---------- Information supplied ----------

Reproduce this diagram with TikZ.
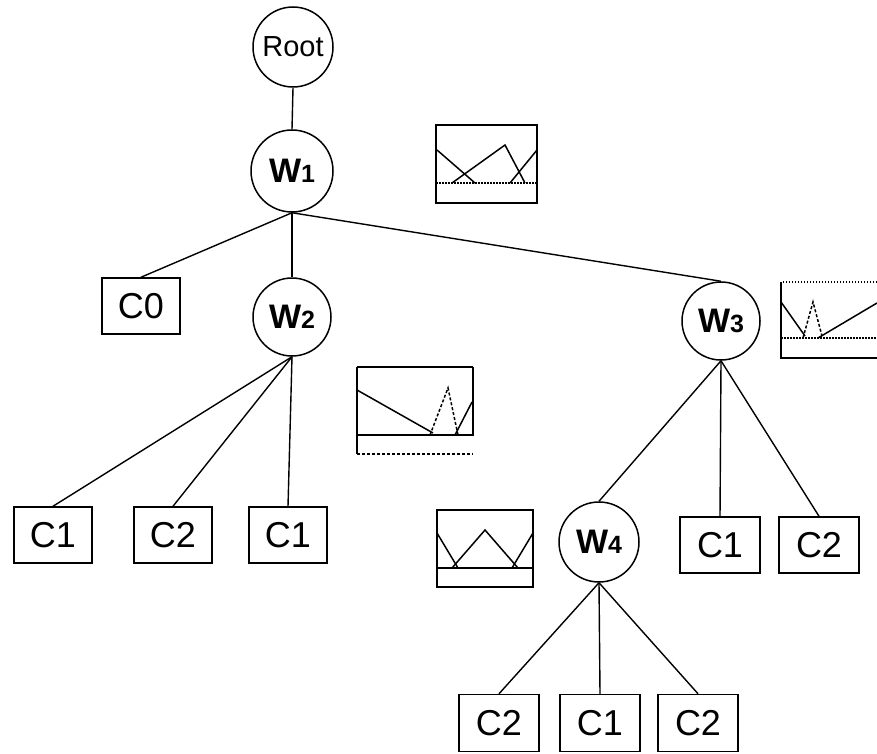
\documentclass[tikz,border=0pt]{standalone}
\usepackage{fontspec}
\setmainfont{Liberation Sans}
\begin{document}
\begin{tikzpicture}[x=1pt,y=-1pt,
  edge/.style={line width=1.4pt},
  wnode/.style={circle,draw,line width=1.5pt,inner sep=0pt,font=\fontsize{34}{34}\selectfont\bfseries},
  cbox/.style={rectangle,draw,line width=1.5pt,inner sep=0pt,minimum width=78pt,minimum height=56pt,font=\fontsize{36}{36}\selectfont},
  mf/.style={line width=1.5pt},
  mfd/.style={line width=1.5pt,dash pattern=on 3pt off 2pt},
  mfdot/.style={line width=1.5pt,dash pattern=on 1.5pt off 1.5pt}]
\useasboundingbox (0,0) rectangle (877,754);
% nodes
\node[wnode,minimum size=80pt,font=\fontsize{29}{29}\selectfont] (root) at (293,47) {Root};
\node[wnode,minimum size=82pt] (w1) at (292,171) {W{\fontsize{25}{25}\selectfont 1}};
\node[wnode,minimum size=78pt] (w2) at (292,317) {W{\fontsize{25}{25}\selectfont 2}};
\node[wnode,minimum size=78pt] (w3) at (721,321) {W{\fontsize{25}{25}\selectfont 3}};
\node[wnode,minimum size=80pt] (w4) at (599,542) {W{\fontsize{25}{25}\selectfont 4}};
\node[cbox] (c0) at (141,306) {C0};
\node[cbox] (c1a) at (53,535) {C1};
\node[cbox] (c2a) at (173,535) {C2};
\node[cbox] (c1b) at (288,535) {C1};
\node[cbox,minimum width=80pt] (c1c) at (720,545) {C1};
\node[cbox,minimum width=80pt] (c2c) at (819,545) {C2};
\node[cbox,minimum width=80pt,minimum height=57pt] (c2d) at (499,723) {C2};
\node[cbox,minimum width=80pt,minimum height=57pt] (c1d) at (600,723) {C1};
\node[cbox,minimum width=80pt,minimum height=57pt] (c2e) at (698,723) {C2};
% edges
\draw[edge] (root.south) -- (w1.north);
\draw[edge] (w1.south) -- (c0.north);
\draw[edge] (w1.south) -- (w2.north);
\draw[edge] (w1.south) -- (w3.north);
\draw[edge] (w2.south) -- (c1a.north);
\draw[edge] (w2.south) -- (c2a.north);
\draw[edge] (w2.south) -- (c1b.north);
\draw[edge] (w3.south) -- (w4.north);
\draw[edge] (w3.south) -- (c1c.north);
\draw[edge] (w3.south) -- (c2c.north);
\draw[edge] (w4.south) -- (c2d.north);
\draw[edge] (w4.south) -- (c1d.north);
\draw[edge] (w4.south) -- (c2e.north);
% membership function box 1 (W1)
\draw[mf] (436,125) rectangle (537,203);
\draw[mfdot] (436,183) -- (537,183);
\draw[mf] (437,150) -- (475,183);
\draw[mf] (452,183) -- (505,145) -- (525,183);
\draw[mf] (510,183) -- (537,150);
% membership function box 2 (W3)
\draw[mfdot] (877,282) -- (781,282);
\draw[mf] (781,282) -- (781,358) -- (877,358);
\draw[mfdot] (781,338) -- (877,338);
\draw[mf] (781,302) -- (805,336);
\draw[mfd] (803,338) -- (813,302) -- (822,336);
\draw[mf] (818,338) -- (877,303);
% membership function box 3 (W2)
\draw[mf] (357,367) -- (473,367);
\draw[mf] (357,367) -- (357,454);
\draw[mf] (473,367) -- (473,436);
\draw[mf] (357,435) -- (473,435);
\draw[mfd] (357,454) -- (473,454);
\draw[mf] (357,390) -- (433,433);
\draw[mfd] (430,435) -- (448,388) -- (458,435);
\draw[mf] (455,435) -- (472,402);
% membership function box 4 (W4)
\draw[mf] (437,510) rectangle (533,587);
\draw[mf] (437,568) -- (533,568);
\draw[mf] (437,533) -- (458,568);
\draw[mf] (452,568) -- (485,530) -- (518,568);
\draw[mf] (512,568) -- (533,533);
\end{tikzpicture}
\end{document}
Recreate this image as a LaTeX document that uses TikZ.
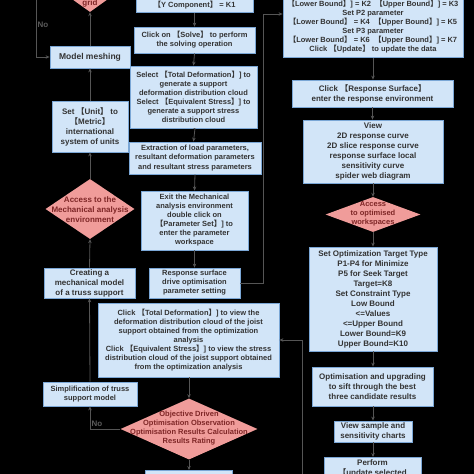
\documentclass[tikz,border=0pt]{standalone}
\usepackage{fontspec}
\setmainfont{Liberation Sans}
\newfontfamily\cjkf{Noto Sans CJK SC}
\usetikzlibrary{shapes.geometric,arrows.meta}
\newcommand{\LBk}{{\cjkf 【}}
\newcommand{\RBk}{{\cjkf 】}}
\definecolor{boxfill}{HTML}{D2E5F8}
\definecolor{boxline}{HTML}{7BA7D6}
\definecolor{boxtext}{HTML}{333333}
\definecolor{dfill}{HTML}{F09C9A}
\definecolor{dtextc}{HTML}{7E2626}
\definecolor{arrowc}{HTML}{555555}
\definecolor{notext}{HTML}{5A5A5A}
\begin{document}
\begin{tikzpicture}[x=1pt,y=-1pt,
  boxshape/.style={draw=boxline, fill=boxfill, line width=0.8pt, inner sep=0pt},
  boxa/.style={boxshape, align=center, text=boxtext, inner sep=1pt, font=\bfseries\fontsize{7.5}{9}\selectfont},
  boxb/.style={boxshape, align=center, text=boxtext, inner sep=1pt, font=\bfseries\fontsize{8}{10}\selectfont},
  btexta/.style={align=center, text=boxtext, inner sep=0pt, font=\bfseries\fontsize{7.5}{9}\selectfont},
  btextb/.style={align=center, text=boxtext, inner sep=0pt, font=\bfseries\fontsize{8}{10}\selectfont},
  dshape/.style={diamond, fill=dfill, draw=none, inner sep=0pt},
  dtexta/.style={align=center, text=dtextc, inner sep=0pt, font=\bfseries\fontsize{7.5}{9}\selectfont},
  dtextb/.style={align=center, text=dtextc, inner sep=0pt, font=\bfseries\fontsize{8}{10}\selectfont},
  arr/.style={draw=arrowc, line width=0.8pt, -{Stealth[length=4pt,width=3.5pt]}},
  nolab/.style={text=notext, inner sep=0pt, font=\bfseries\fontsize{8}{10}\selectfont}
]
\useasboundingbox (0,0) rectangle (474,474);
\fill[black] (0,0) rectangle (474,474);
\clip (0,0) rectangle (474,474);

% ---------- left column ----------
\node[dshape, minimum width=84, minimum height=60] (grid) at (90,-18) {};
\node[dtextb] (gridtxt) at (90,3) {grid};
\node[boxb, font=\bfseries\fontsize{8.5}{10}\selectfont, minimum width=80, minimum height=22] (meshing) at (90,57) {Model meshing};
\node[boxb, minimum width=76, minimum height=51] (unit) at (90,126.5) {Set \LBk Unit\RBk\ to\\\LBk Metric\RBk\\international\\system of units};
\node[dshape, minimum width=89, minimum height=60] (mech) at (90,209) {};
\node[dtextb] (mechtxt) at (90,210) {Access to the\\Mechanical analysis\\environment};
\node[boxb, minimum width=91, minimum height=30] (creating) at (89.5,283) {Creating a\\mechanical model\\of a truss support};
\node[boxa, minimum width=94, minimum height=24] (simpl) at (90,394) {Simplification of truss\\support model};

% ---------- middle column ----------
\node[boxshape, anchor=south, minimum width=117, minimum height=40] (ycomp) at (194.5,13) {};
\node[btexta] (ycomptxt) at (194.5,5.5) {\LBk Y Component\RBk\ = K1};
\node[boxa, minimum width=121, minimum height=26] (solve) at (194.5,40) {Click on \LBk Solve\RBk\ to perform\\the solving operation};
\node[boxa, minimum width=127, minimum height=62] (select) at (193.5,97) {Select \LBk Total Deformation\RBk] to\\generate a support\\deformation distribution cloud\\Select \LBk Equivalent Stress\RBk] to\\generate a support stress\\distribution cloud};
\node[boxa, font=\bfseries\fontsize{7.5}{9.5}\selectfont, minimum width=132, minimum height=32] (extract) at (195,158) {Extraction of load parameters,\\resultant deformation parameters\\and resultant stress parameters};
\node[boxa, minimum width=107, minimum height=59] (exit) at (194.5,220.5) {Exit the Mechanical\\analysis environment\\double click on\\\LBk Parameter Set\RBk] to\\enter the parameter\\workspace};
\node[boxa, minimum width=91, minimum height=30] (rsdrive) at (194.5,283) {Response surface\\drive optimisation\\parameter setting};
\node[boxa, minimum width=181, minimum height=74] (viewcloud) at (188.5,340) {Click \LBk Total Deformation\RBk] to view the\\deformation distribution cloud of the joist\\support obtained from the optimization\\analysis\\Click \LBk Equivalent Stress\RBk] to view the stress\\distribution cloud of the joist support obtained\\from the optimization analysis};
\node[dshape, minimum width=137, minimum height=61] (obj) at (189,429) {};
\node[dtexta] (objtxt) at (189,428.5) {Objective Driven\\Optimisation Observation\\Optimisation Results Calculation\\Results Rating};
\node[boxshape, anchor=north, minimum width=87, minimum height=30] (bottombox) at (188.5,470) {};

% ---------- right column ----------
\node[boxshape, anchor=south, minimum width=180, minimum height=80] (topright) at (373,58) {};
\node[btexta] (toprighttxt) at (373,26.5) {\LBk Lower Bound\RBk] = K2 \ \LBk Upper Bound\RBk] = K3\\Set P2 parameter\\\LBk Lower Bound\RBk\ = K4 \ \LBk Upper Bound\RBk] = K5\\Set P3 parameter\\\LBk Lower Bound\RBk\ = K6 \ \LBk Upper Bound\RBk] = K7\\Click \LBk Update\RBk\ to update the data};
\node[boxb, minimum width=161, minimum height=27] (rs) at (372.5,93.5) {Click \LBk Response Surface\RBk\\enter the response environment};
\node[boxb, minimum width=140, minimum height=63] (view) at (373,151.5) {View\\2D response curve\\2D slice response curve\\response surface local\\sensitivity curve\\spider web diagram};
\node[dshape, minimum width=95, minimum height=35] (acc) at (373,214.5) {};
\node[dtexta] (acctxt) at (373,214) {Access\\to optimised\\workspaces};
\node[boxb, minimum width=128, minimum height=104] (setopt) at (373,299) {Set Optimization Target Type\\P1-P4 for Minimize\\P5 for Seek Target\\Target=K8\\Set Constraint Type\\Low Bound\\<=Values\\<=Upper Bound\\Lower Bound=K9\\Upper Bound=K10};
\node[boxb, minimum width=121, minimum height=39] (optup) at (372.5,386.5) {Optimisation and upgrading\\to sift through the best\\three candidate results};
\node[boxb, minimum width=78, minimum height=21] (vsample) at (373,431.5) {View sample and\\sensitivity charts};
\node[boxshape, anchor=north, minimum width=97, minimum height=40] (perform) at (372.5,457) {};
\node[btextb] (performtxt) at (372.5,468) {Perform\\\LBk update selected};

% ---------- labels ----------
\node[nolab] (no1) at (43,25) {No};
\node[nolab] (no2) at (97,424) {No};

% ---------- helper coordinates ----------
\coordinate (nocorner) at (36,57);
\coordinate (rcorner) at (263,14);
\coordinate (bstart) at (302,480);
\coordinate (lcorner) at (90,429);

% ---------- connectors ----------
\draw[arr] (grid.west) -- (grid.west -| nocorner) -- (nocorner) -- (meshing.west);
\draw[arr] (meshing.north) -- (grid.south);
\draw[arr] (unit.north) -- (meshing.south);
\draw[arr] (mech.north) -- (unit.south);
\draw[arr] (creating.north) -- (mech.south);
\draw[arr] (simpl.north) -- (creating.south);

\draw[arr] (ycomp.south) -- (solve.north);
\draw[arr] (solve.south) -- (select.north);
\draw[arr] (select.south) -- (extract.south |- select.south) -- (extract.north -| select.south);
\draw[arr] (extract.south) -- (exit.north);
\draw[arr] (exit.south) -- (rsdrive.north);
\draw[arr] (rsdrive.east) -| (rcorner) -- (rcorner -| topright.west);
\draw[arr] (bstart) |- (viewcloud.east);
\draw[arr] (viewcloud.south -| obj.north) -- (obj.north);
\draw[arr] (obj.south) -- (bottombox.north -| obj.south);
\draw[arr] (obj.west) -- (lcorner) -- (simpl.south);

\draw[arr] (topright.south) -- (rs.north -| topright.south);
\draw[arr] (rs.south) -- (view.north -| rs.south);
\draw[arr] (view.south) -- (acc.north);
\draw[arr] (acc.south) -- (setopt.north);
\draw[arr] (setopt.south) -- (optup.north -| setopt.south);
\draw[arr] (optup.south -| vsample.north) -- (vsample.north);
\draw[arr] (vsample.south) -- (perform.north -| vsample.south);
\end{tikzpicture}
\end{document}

----------

▸ **Aim of the exercise**
Leave out every line without the string "diagram" and copy the rest.

▸ **The solution**
Reproduce this diagram with TikZ.
\node[boxb, minimum width=140, minimum height=63] (view) at (373,151.5) {View\\2D response curve\\2D slice response curve\\response surface local\\sensitivity curve\\spider web diagram};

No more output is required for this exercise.